2. Productivity is amplified by people

There’s a myth of the solo genius, hammering out a master plan in isolation.
But in the real world? Big goals become real through collaboration.

Who are the people in your life that bring clarity, momentum, skill, or insight? They might be:

  • A teammate who simplifies complexity

  • A friend who sees things you overlook

  • A mentor who gives you perspective

  • A student or colleague who asks the right question

  • A co-writer who helps you finish the sentence

  • A co-producer who sparks the energy to keep going

You don’t have to carry every piece of the puzzle. You just need to know where to plug in and who else is holding pieces.

Collaboration isn’t just helpful—it’s a time-saving, motivation-fueling, excellence-raising superpower.
And if you’re not already collaborating, ask yourself:

“What’s the worst that can happen if I invite someone in?”

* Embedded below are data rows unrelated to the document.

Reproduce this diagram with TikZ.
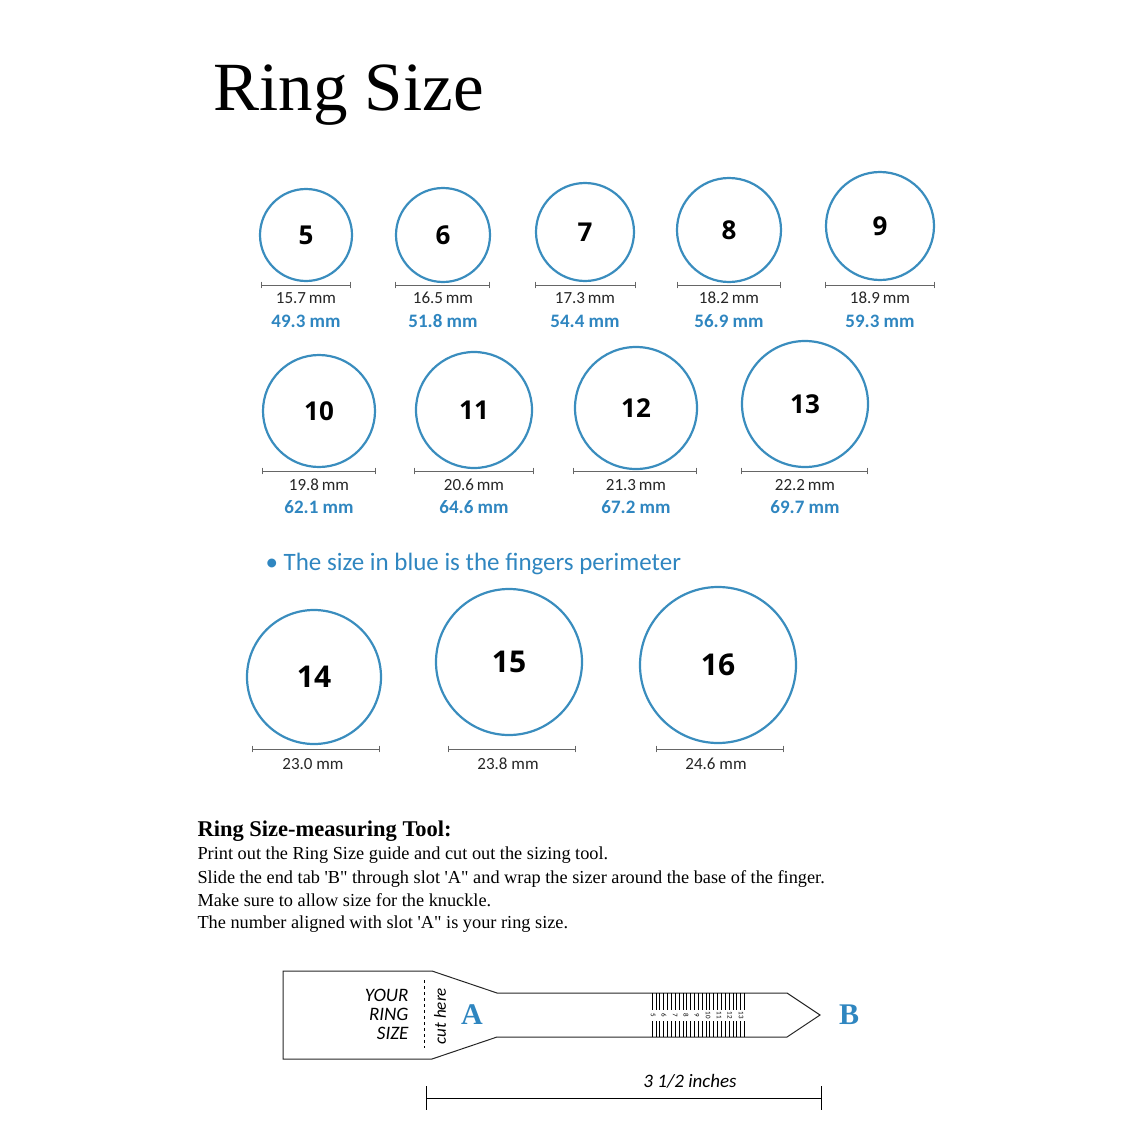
\documentclass[tikz,border=0pt]{standalone}
\usepackage{fontspec}
\setmainfont{Liberation Serif}
\newfontfamily\plainserif[Ligatures=TeXOff]{Liberation Serif}
\newfontfamily\sz{Carlito}
\newfontfamily\nz{Open Sans}
\definecolor{rb}{HTML}{3A8DBE}
\definecolor{tb}{HTML}{2F86C0}
\begin{document}
\begin{tikzpicture}[x=1pt,y=-1pt,
  ring/.style={circle,draw=rb,line width=2.2pt,inner sep=0pt,font=\nz\fontsize{26}{26}\selectfont\bfseries},
  dim/.style={draw=gray!80!black,line width=0.7pt,|-|},
  mm/.style={font=\sz\fontsize{17}{17}\selectfont,text=black!85},
  bl/.style={font=\sz\fontsize{19}{19}\selectfont\bfseries,text=tb},
  body/.style={font=\plainserif\fontsize{18.3}{20}\selectfont,anchor=west}]
\useasboundingbox (0,0) rectangle (1140,1140);
\node[anchor=west,font=\fontsize{69}{69}\selectfont] (title) at (210,95) {Ring Size};
% row 1
\foreach \n/\x/\y/\r/\a/\b/\m/\p in {5/306/235/46/261/351/15.7/49.3,6/443/235/47/395/490/16.5/51.8,7/585/232/49/535/636/17.3/54.4,8/729/230/52/677/781/18.2/56.9,9/880/226/54/825/935/18.9/59.3}{
  \node[ring,minimum size=2*\r] (r\n) at (\x,\y) {\n};
  \coordinate (l\n) at (\a,285); \coordinate (m\n) at (\b,285);
  \draw[dim] (l\n) -- (m\n);
  \node[mm] (t\n) at (\x,298) {\m\,mm};
  \node[bl] (p\n) at (\x,321) {\p\ mm};}
% row 2
\foreach \n/\x/\y/\r/\a/\b/\m/\p in {10/319/411/56/262/376/19.8/62.1,11/474/410/58/414/534/20.6/64.6,12/636/408/61/573/697/21.3/67.2,13/805/404/63/741/868/22.2/69.7}{
  \node[ring,minimum size=2*\r] (r\n) at (\x,\y) {\n};
  \coordinate (l\n) at (\a,471); \coordinate (m\n) at (\b,471);
  \draw[dim] (l\n) -- (m\n);
  \node[mm] (t\n) at (\x,485) {\m\,mm};
  \node[bl] (p\n) at (\x,507) {\p\ mm};}
\node[anchor=west,font=\sz\fontsize{25}{25}\selectfont,text=tb] (note) at (262,564) {\textbullet\ The size in blue is the fingers perimeter};
% row 3
\foreach \n/\x/\y/\r/\a/\b/\m/\tx in {14/314/677/67/252/380/23.0/313,15/509/662/73/448/576/23.8/508,16/718/665/78/656/784/24.6/716}{
  \node[ring,minimum size=2*\r,font=\nz\fontsize{30}{30}\selectfont\bfseries] (r\n) at (\x,\y) {\n};
  \coordinate (l\n) at (\a,749); \coordinate (m\n) at (\b,749);
  \draw[dim] (l\n) -- (m\n);
  \node[mm] (t\n) at (\tx,764) {\m\ mm};}
% text
\node[body,font=\plainserif\fontsize{22.5}{22}\selectfont\bfseries] (h) at (194,831) {Ring Size-measuring Tool:};
\node[body] (b1) at (194,855) {Print out the Ring Size guide and cut out the sizing tool.};
\node[body] (b2) at (194,879) {Slide the end tab 'B" through slot 'A" and wrap the sizer around the base of the finger.};
\node[body] (b3) at (194,900) {Make sure to allow size for the knuckle.};
\node[body] (b4) at (194,924) {The number aligned with slot 'A" is your ring size.};
% sizer
\draw[line width=1pt,black!85] (283,971) -- (432,971) -- (497,993) -- (787,993) -- (820,1015) -- (787,1037) -- (497,1037) -- (432,1059) -- (283,1059) -- cycle;
\draw[dashed,line width=0.7pt] (424,980) -- (424,1048);
\node[align=right,anchor=east,font=\sz\itshape\fontsize{19}{19}\selectfont] (yrs) at (412,1014) {YOUR\\RING\\SIZE};
\node[rotate=90,font=\sz\itshape\fontsize{17}{17}\selectfont] (cut) at (440,1016) {cut here};
\node[font=\fontsize{30}{30}\selectfont\bfseries,text=tb] (A) at (472,1015) {A};
\node[font=\fontsize{30}{30}\selectfont\bfseries,text=tb] (B) at (849,1015) {B};
\foreach \i in {0,...,24}{
  \draw[line width=0.6pt] ({652+\i*3.85},993) -- ({652+\i*3.85},1010);
  \draw[line width=0.6pt] ({652+\i*3.85},1021) -- ({652+\i*3.85},1037);}
\foreach \k [count=\j from 0] in {5,...,13}
  \node[rotate=-90,font=\sz\fontsize{7}{7}\selectfont,inner sep=0pt] (n\k) at ({653+\j*11},1015) {\k};
\coordinate (dl) at (426,1098); \coordinate (dr) at (821,1098);
\draw[line width=1pt] (dl) -- (dr);
\draw[line width=1pt] (426,1086) -- (426,1110) (821,1086) -- (821,1110);
\node[font=\sz\itshape\fontsize{19}{19}\selectfont] (inch) at (690,1081) {3 1/2 inches};
\end{tikzpicture}
\end{document}
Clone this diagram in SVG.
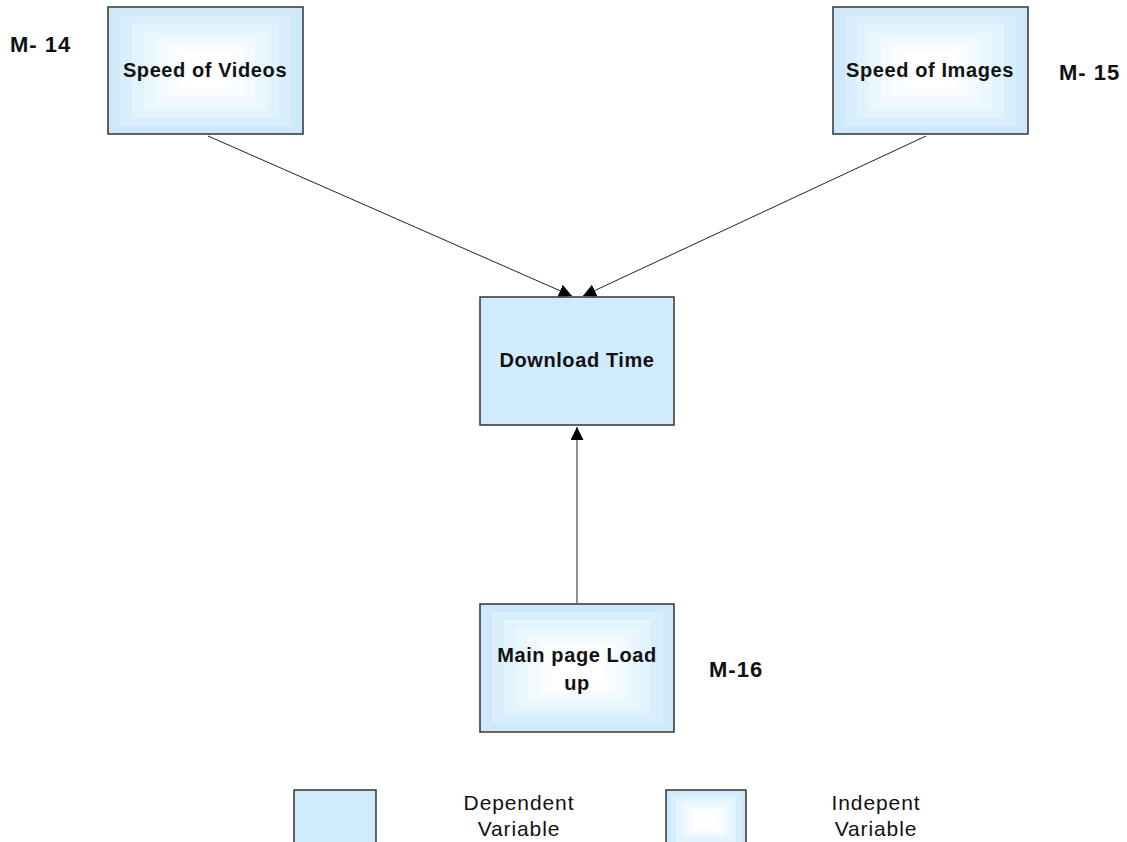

Even just a brainstorm, a 20-minute call, or a shared Trello board can unlock a week’s worth of forward motion.


3. Measure progress by outcomes, not effort

A to-do list with 97 items? Not progress.
Crossing off the 3 most strategic tasks that lead to a breakthrough? That’s gold.

You’re not trying to finish everything—you’re trying to build momentum.

Here’s how you know you're on track:

  • Did today’s action bring me closer to completion, clarity, or support?

  • Did I eliminate a roadblock?

  • Did I co-create something instead of going it alone?

The feeling of accomplishment comes not from being busy—but from recognizing that what you did mattered.


4. Reclaim your sense of scale

Large projects often seem unfinishable. But remember:
You’re building something worth building.

And that kind of work is meant to take time.

So instead of asking, “How do I get this all done?”
Ask, “How do I move the needle today, with the help of others, in a way that keeps the whole thing alive?”

Great projects don’t come from urgency.
They come from sustained, strategic motion—built over time with the right people.


5. You don’t have to feel ready. You just have to start.

You might not have the full picture yet.
But clarity is something that comes from action, not before it.

You’ll rarely feel ready to tackle something that matters.
But by choosing one meaningful action, asking for help where needed, and collaborating intentionally, you build something better than readiness—you build momentum.


Final Thought: The Real Win

The win isn’t just that you get it done.

The win is that you grew while doing it.
You collaborated.
You discovered what you’re capable of with others.
You made something real out of a messy idea.

That’s not just productivity.
That’s fulfillment.
That’s leadership.
That’s impact.

And that’s how to do one thing better.